SOURCE DATA ▸
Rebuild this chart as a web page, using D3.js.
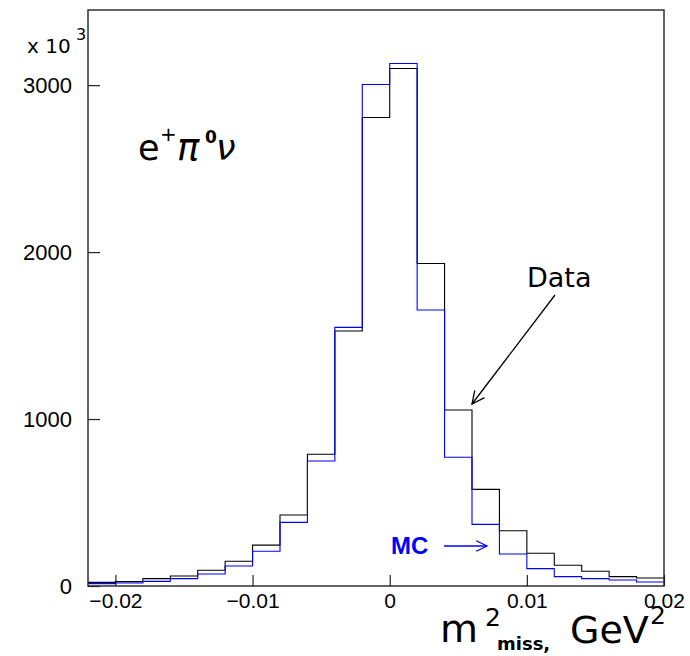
<html>
<head>
<meta charset="utf-8">
<script src="https://cdn.jsdelivr.net/npm/d3@7"></script>
<style>
body { margin: 0; background: #fff; }
svg { font-family: "DejaVu Sans", sans-serif; }
.axis path { display: none; }
.axis line { stroke: #222; stroke-width: 1.2px; }
.axis text { fill: #000; }
.yaxis text { font-size: 22px; }
.xaxis text { font-size: 21px; }
</style>
</head>
<body>
<svg width="690" height="656"></svg>
<script>
// bin lower edges, m^2 miss (GeV^2), width 0.002
var binLow = [-0.022, -0.020, -0.018, -0.016, -0.014, -0.012, -0.010, -0.008, -0.006, -0.004, -0.002,
              0.000, 0.002, 0.004, 0.006, 0.008, 0.010, 0.012, 0.014, 0.016, 0.018];
var binWidth = 0.002;
// counts (x 10^3)
var dataCounts = [22, 26, 44, 60, 94, 148, 245, 425, 789, 1527, 2806,
                  3100, 1932, 1054, 579, 331, 196, 124, 88, 56, 48];
var mcCounts = [14, 18, 28, 44, 72, 120, 208, 381, 749, 1549, 3004,
                3130, 1653, 771, 369, 192, 104, 56, 44, 36, 24];
var xTicks = [-0.02, -0.01, 0, 0.01, 0.02];
var yTicks = [0, 1000, 2000, 3000];

var svg = d3.select("svg");
var m = {left: 88, right: 664, top: 10, bottom: 586};

var x = d3.scaleLinear().domain([-0.022, 0.02]).range([m.left, m.right]);
var y = d3.scaleLinear().domain([0, 3450]).range([m.bottom, m.top]);

// y axis, ticks pointing inward
svg.append("g")
    .attr("class", "axis yaxis")
    .attr("transform", "translate(" + m.left + ",0)")
    .call(d3.axisLeft(y).tickValues(yTicks).tickSizeInner(-12).tickSizeOuter(0).tickPadding(16)
        .tickFormat(d3.format("d")));

// x axis
svg.append("g")
    .attr("class", "axis xaxis")
    .attr("transform", "translate(0," + m.bottom + ")")
    .call(d3.axisBottom(x).tickValues(xTicks).tickSizeInner(-11).tickSizeOuter(0).tickPadding(7)
        .tickFormat(function(d) { return d === 0 ? "0" : d3.format(".2f")(d); }));

// step outline for a histogram
function steps(counts) {
    var pts = [];
    counts.forEach(function(c, i) {
        pts.push([x(binLow[i]), y(c)]);
        pts.push([x(binLow[i] + binWidth), y(c)]);
    });
    return d3.line()(pts);
}

svg.append("path")
    .attr("d", steps(dataCounts))
    .attr("fill", "none")
    .attr("stroke", "#000")
    .attr("stroke-width", 1.1);

svg.append("path")
    .attr("d", steps(mcCounts))
    .attr("fill", "none")
    .attr("stroke", "#0000ff")
    .attr("stroke-width", 1.1);

// frame
svg.append("rect")
    .attr("x", m.left).attr("y", m.top)
    .attr("width", m.right - m.left).attr("height", m.bottom - m.top)
    .attr("fill", "none")
    .attr("stroke", "#222")
    .attr("stroke-width", 1.4);

// x 10^3
svg.append("text").attr("x", 27).attr("y", 53).attr("font-size", 20).text("x 10");
svg.append("text").attr("x", 76).attr("y", 40).attr("font-size", 16).text("3");

// channel label e+ pi0 nu
var ch = svg.append("g");
ch.append("text").attr("x", 138).attr("y", 160).attr("font-size", 35).text("e");
ch.append("text").attr("x", 160).attr("y", 141).attr("font-size", 20).text("+");
ch.append("text").attr("x", 177).attr("y", 160).attr("font-size", 37).attr("font-style", "italic").text("π");
ch.append("text").attr("x", 205).attr("y", 143).attr("font-size", 17).attr("font-weight", "bold").text("0");
ch.append("text").attr("x", 216).attr("y", 160).attr("font-size", 35).attr("font-style", "italic").text("ν");

// arrow helper: open V head at (x2,y2)
function arrow(x1, y1, x2, y2, len, color) {
    var a = Math.atan2(y2 - y1, x2 - x1), s = 0.45;
    var g = svg.append("g").attr("stroke", color).attr("stroke-width", 1.3).attr("fill", "none");
    g.append("line").attr("x1", x1).attr("y1", y1).attr("x2", x2).attr("y2", y2);
    g.append("path").attr("d", d3.line()([
        [x2 - len * Math.cos(a - s), y2 - len * Math.sin(a - s)],
        [x2, y2],
        [x2 - len * Math.cos(a + s), y2 - len * Math.sin(a + s)]
    ]));
}

svg.append("text").attr("x", 527).attr("y", 287).attr("font-size", 27).text("Data");
arrow(555, 295, 472, 404, 14, "#000");

svg.append("text").attr("x", 391).attr("y", 554).attr("font-size", 24)
    .attr("font-family", "'Liberation Sans', Arial, sans-serif")
    .attr("font-weight", "bold").attr("fill", "#0000ff").text("MC");
arrow(444, 546, 487, 546, 12, "#0000ff");

// x axis title
var xt = svg.append("g");
xt.append("text").attr("x", 440).attr("y", 642).attr("font-size", 39).text("m");
xt.append("text").attr("x", 485).attr("y", 626).attr("font-size", 25).text("2");
xt.append("text").attr("x", 497).attr("y", 650).attr("font-size", 18).attr("font-weight", "bold").text("miss,");
xt.append("text").attr("x", 570).attr("y", 643).attr("font-size", 38).text("GeV");
xt.append("text").attr("x", 650).attr("y", 624).attr("font-size", 25).text("2");
</script>
</body>
</html>
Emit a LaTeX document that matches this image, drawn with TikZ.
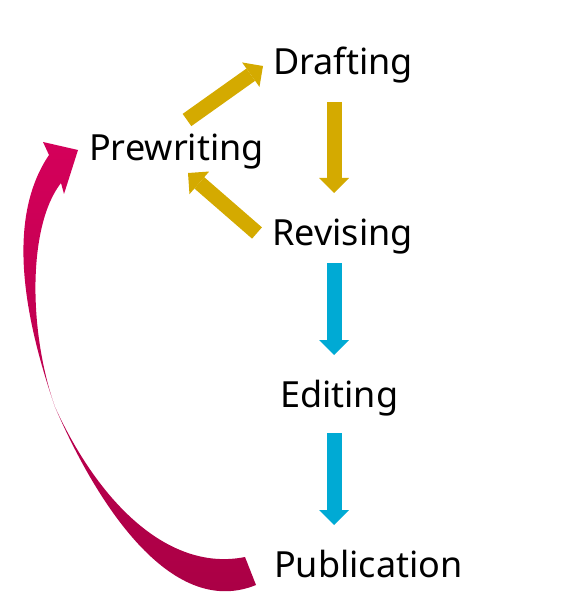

AIM ▸ Copy the records exactly. Skip the pictures.

TASK ANSWER ▸
Rebuild this chart as a web page, using D3.js.
<html>
<head>
<meta charset="utf-8">
<script src="https://cdn.jsdelivr.net/npm/d3@7"></script>
<style>
body { margin: 0; background: #fff; }
svg { font-family: "DejaVu Sans", sans-serif; }
.axis path { display: none; }
.axis line { stroke: #222; stroke-width: 1.2px; }
.axis text { fill: #000; }
.yaxis text { font-size: 22px; }
.xaxis text { font-size: 21px; }
</style>
</head>
<body>
<svg width="690" height="656"></svg>
<script>
// bin lower edges, m^2 miss (GeV^2), width 0.002
var binLow = [-0.022, -0.020, -0.018, -0.016, -0.014, -0.012, -0.010, -0.008, -0.006, -0.004, -0.002,
              0.000, 0.002, 0.004, 0.006, 0.008, 0.010, 0.012, 0.014, 0.016, 0.018];
var binWidth = 0.002;
// counts (x 10^3)
var dataCounts = [22, 26, 44, 60, 94, 148, 245, 425, 789, 1527, 2806,
                  3100, 1932, 1054, 579, 331, 196, 124, 88, 56, 48];
var mcCounts = [14, 18, 28, 44, 72, 120, 208, 381, 749, 1549, 3004,
                3130, 1653, 771, 369, 192, 104, 56, 44, 36, 24];
var xTicks = [-0.02, -0.01, 0, 0.01, 0.02];
var yTicks = [0, 1000, 2000, 3000];

var svg = d3.select("svg");
var m = {left: 88, right: 664, top: 10, bottom: 586};

var x = d3.scaleLinear().domain([-0.022, 0.02]).range([m.left, m.right]);
var y = d3.scaleLinear().domain([0, 3450]).range([m.bottom, m.top]);

// y axis, ticks pointing inward
svg.append("g")
    .attr("class", "axis yaxis")
    .attr("transform", "translate(" + m.left + ",0)")
    .call(d3.axisLeft(y).tickValues(yTicks).tickSizeInner(-12).tickSizeOuter(0).tickPadding(16)
        .tickFormat(d3.format("d")));

// x axis
svg.append("g")
    .attr("class", "axis xaxis")
    .attr("transform", "translate(0," + m.bottom + ")")
    .call(d3.axisBottom(x).tickValues(xTicks).tickSizeInner(-11).tickSizeOuter(0).tickPadding(7)
        .tickFormat(function(d) { return d === 0 ? "0" : d3.format(".2f")(d); }));

// step outline for a histogram
function steps(counts) {
    var pts = [];
    counts.forEach(function(c, i) {
        pts.push([x(binLow[i]), y(c)]);
        pts.push([x(binLow[i] + binWidth), y(c)]);
    });
    return d3.line()(pts);
}

svg.append("path")
    .attr("d", steps(dataCounts))
    .attr("fill", "none")
    .attr("stroke", "#000")
    .attr("stroke-width", 1.1);

svg.append("path")
    .attr("d", steps(mcCounts))
    .attr("fill", "none")
    .attr("stroke", "#0000ff")
    .attr("stroke-width", 1.1);

// frame
svg.append("rect")
    .attr("x", m.left).attr("y", m.top)
    .attr("width", m.right - m.left).attr("height", m.bottom - m.top)
    .attr("fill", "none")
    .attr("stroke", "#222")
    .attr("stroke-width", 1.4);

// x 10^3
svg.append("text").attr("x", 27).attr("y", 53).attr("font-size", 20).text("x 10");
svg.append("text").attr("x", 76).attr("y", 40).attr("font-size", 16).text("3");

// channel label e+ pi0 nu
var ch = svg.append("g");
ch.append("text").attr("x", 138).attr("y", 160).attr("font-size", 35).text("e");
ch.append("text").attr("x", 160).attr("y", 141).attr("font-size", 20).text("+");
ch.append("text").attr("x", 177).attr("y", 160).attr("font-size", 37).attr("font-style", "italic").text("π");
ch.append("text").attr("x", 205).attr("y", 143).attr("font-size", 17).attr("font-weight", "bold").text("0");
ch.append("text").attr("x", 216).attr("y", 160).attr("font-size", 35).attr("font-style", "italic").text("ν");

// arrow helper: open V head at (x2,y2)
function arrow(x1, y1, x2, y2, len, color) {
    var a = Math.atan2(y2 - y1, x2 - x1), s = 0.45;
    var g = svg.append("g").attr("stroke", color).attr("stroke-width", 1.3).attr("fill", "none");
    g.append("line").attr("x1", x1).attr("y1", y1).attr("x2", x2).attr("y2", y2);
    g.append("path").attr("d", d3.line()([
        [x2 - len * Math.cos(a - s), y2 - len * Math.sin(a - s)],
        [x2, y2],
        [x2 - len * Math.cos(a + s), y2 - len * Math.sin(a + s)]
    ]));
}

svg.append("text").attr("x", 527).attr("y", 287).attr("font-size", 27).text("Data");
arrow(555, 295, 472, 404, 14, "#000");

svg.append("text").attr("x", 391).attr("y", 554).attr("font-size", 24)
    .attr("font-family", "'Liberation Sans', Arial, sans-serif")
    .attr("font-weight", "bold").attr("fill", "#0000ff").text("MC");
arrow(444, 546, 487, 546, 12, "#0000ff");

// x axis title
var xt = svg.append("g");
xt.append("text").attr("x", 440).attr("y", 642).attr("font-size", 39).text("m");
xt.append("text").attr("x", 485).attr("y", 626).attr("font-size", 25).text("2");
xt.append("text").attr("x", 497).attr("y", 650).attr("font-size", 18).attr("font-weight", "bold").text("miss,");
xt.append("text").attr("x", 570).attr("y", 643).attr("font-size", 38).text("GeV");
xt.append("text").attr("x", 650).attr("y", 624).attr("font-size", 25).text("2");
</script>
</body>
</html>
Emit a LaTeX document that matches this image, drawn with TikZ.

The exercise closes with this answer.